I am trying to run Density-Based Spatial Clustering (DBSCAN) on a Point Cloud dataset which is a series of points with x,y,z coordinates. One of the parameters in min distance. How do I find the minimal distance between a point and another in space in Python? Many thanks!
First you can write a function that computes the euclidian distance between two points represented as numpy arrays :
import numpy as np
distance = lambda p1, p2: np.sqrt(np.sum((p1 - p2) ** 2, axis=0))
I can't think of anything better than the naive O(n²) to find the minimum distance :
import itertools
def min_distance(cloud):
pairs = itertools.combinations(cloud, 2)
return np.min(map(lambda pair: distance(*pair), pairs))

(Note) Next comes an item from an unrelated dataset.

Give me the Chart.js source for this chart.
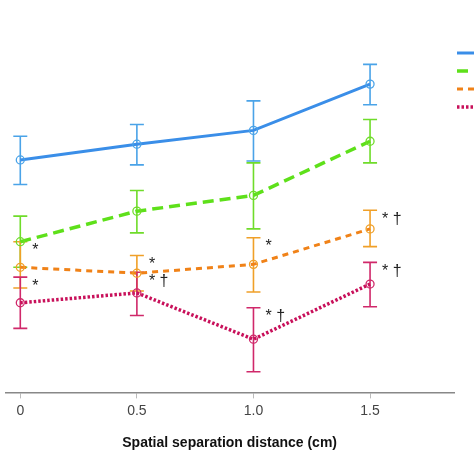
<!DOCTYPE html>
<html><head><meta charset="utf-8">
<script src="https://cdn.jsdelivr.net/npm/chart.js@4"></script>
<style>html,body{margin:0;padding:0;background:#fff}#w{width:474px;height:474px}</style>
</head><body><div id="w"><canvas id="c"></canvas></div>
<script>
const distances = [0, 0.5, 1.0, 1.5];
const tickLabels = {0:'0',0.5:'0.5',1:'1.0',1.5:'1.5'};
const blueMean = [243, 259, 273, 320];
const blueLo = [218, 238, 242, 299];
const blueHi = [267, 279, 303, 340];
const greenMean = [160, 191, 207, 262];
const greenLo = [134, 169, 173, 240];
const greenHi = [186, 212, 240, 284];
const orangeMean = [134, 128, 137, 173];
const orangeLo = [113, 110, 109, 155];
const orangeHi = [160, 146, 164, 192];
const redMean = [98, 108, 61, 117];
const redLo = [72, 85, 28, 94];
const redHi = [124, 129, 93, 139];
const orangeNotes = ['*', '*', '*', '* †'];
const redNotes = ['*', '* †', '* †', '* †'];

function ds(mean, lo, hi, color, errColor, dash, width, notes){
  return {data: distances.map((x,i)=>({x, y: mean[i]})), lo, hi, notes, errColor,
    borderColor: color, borderDash: dash, borderWidth: width, pointRadius: 4,
    pointBorderWidth: 1.3, pointBorderColor: errColor, pointBackgroundColor: 'rgba(255,255,255,0)',
    fill: false, tension: 0};
}
const datasets = [
  ds(blueMean, blueLo, blueHi, '#3a8ee8', '#4aa3e8', [], 3, null),
  ds(greenMean, greenLo, greenHi, '#5ee01a', '#6fdc2a', [11,6], 3.5, null),
  ds(orangeMean, orangeLo, orangeHi, '#f08218', '#f0a028', [6,5], 3, orangeNotes),
  ds(redMean, redLo, redHi, '#c8105a', '#d0286a', [2.5,2], 3.5, redNotes)
];
const extras = {
  id: 'extras',
  beforeDatasetsDraw(chart){
    const {ctx, scales:{x, y}} = chart;
    chart.data.datasets.forEach(d=>{
      ctx.save(); ctx.strokeStyle = d.errColor; ctx.lineWidth = 1.6;
      d.data.forEach((p,i)=>{
        const px = x.getPixelForValue(p.x), t = y.getPixelForValue(d.hi[i]), b = y.getPixelForValue(d.lo[i]);
        ctx.beginPath(); ctx.moveTo(px,t); ctx.lineTo(px,b);
        ctx.moveTo(px-7,t); ctx.lineTo(px+7,t); ctx.moveTo(px-7,b); ctx.lineTo(px+7,b); ctx.stroke();
      });
      ctx.restore();
    });
  },
  afterDraw(chart){
    const {ctx, scales:{x, y}} = chart;
    ctx.save(); ctx.fillStyle = '#222'; ctx.font = '16px "Liberation Sans", Arial'; ctx.textBaseline = 'middle';
    chart.data.datasets.forEach(d=>{
      if(!d.notes) return;
      d.data.forEach((p,i)=>{
        ctx.fillText(d.notes[i], x.getPixelForValue(p.x)+12, y.getPixelForValue(d.hi[i]) + 9);
      });
    });
    chart.data.datasets.forEach((d,i)=>{
      ctx.beginPath(); ctx.strokeStyle = d.borderColor; ctx.lineWidth = d.borderWidth;
      ctx.setLineDash(d.borderDash); const ly = 53 + i*18;
      ctx.moveTo(457, ly); ctx.lineTo(476, ly); ctx.stroke();
    });
    ctx.restore();
  }
};
new Chart(document.getElementById('c'), {
  type: 'line',
  data: {datasets},
  plugins: [extras],
  options: {
    responsive: true, maintainAspectRatio: false, animation: false,
    layout: {padding: {top: 0, right: 20, left: 0, bottom: 18}},
    plugins: {legend: {display: false}, tooltip: {enabled: false}},
    scales: {
      x: {type: 'linear', min: -0.0643, max: 1.86,
        afterBuildTicks(s){ s.ticks = distances.map(v=>({value: v})); },
        grid: {display: true, drawOnChartArea: false, tickLength: 6, color: '#bbb'},
        border: {color: '#888', width: 1.5},
        ticks: {color: '#444', font: {size: 14, family: '"Liberation Sans", Arial'}, padding: 4,
          callback: v => tickLabels[v]},
        title: {display: true, text: 'Spatial separation distance (cm)', color: '#111',
          font: {size: 14, weight: 'bold', family: '"Liberation Sans", Arial'}, padding: {top: 12}}
      },
      y: {display: false, min: 7, max: 400}
    }
  }
});
</script></body></html>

Finally, you just need to get the points from your file, I will assume that it looks like this :
cloud.csv
x, y, z
1.2, 3.4, 2.55
2.77, 7.34, 23.4
5.66, 64.3, 4.33
def get_points(filename):
with open(filename, 'r') as file:
rows = np.genfromtxt(file, delimiter=',', skip_header=True)
return rows
import itertools
import numpy as np
distance = lambda p1, p2: np.sqrt(np.sum((p1 - p2) ** 2, axis=0))
def min_distance(cloud):
pairs = itertools.combinations(cloud, 2)
return np.min(map(lambda pair: distance(*pair), pairs))
def get_points(filename):
with open(filename, 'r') as file:
rows = np.genfromtxt(file, delimiter=',', skip_header=True)
return rows
filename = 'cloud.csv'
cloud = get_points(filename)
min_dist = min_distance(cloud)
print(min_dist)
Output
21.277006368378046
As Amiga500 points out, it is possible to use scipy.spatial.distance
. We can then rewrite min_distance
as follows:
import numpy as np
from scipy.spatial.distance import pdist
min_distance = lambda cloud: np.min(pdist(cloud))